Le attività a rischio

Il rischio di cui stiamo parlando può riguardare molteplici settori e varie tipologie di attività: l’industria metallurgica, l’industria petrolifera e l’industria chimica, per esempio, ma anche il settore alimentare, con riferimento in particolare alle attività di lavorazione e di stoccaggio di zucchero, di farine o di cereali. Ma nel novero delle attività potenzialmente a rischio ci sono anche le falegnamerie e quelle correlate alla lavorazione dei tessuti, senza dimenticare le distillerie, le carrozzerie, gli impianti di gas, le aziende che producono profumi e vernici e quelle che si occupano dello stoccaggio di carburanti.

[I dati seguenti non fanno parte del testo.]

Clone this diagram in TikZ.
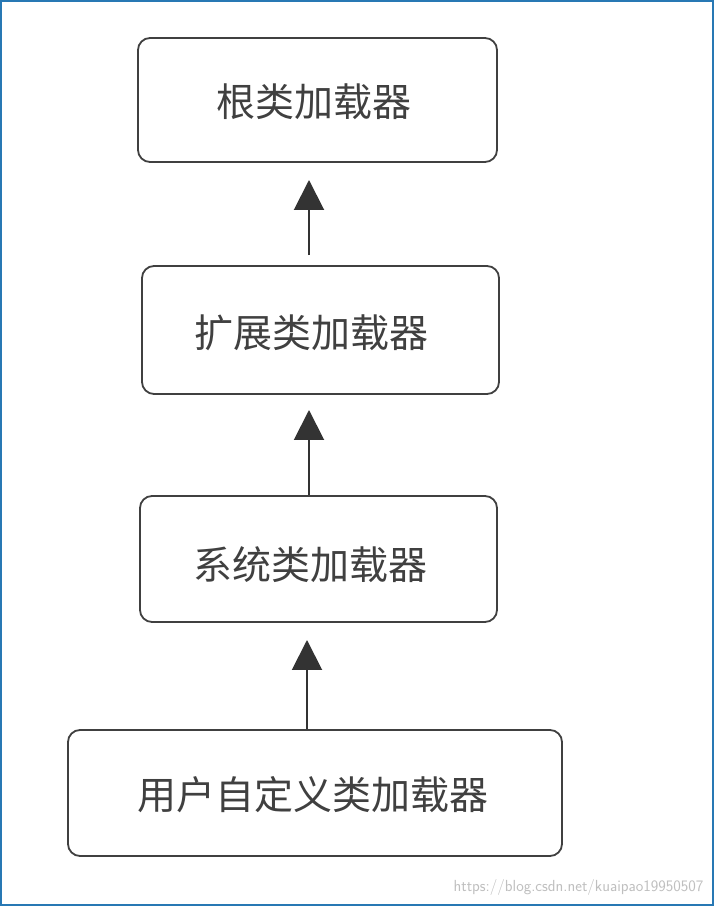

I due macro gruppi previsti dalle norme

La Direttiva 2014/23/UE ha a che fare con la classificazione dei dispositivi che vengono impiegati in zone a rischio esplosione, identificando due macro gruppi: il primo riguarda i prodotti che devono essere usati in miniere grisutose; il secondo le apparecchiature che devono essere impiegate in superficie. Il gruppo dei prodotti che sono progettati per un impiego nelle miniere in cui c’è il grisù comprende gli apparecchi M1 e quelli M2: i primi assicurano un livello di protezione molto alto, mentre i secondi garantiscono un livello di protezione alto. Il grisù – vale la pena di precisarlo – è un gas combustibile senza colore e senza odore che è formato da metano e altri gas come l’etano, l’anidride carbonica e l’azoto. Molto importanti sono, da questo punto di vista, i trasmettitori di pressione per zone ATEX, come quelli che vengono proposti da Repcom, che servono a fornire misurazioni accurate e stabili riguardanti le pressioni relative e assolute di elementi gassosi e liquidi. La Direttiva ATEX 99/92/CE, infine, è quella che classifica le cosiddette Zone ATEX, vale a dire le varie aree nelle quali si riconosce il rischio di esplosione, per la presenza – come si è visto – di polveri combustibili o di gas.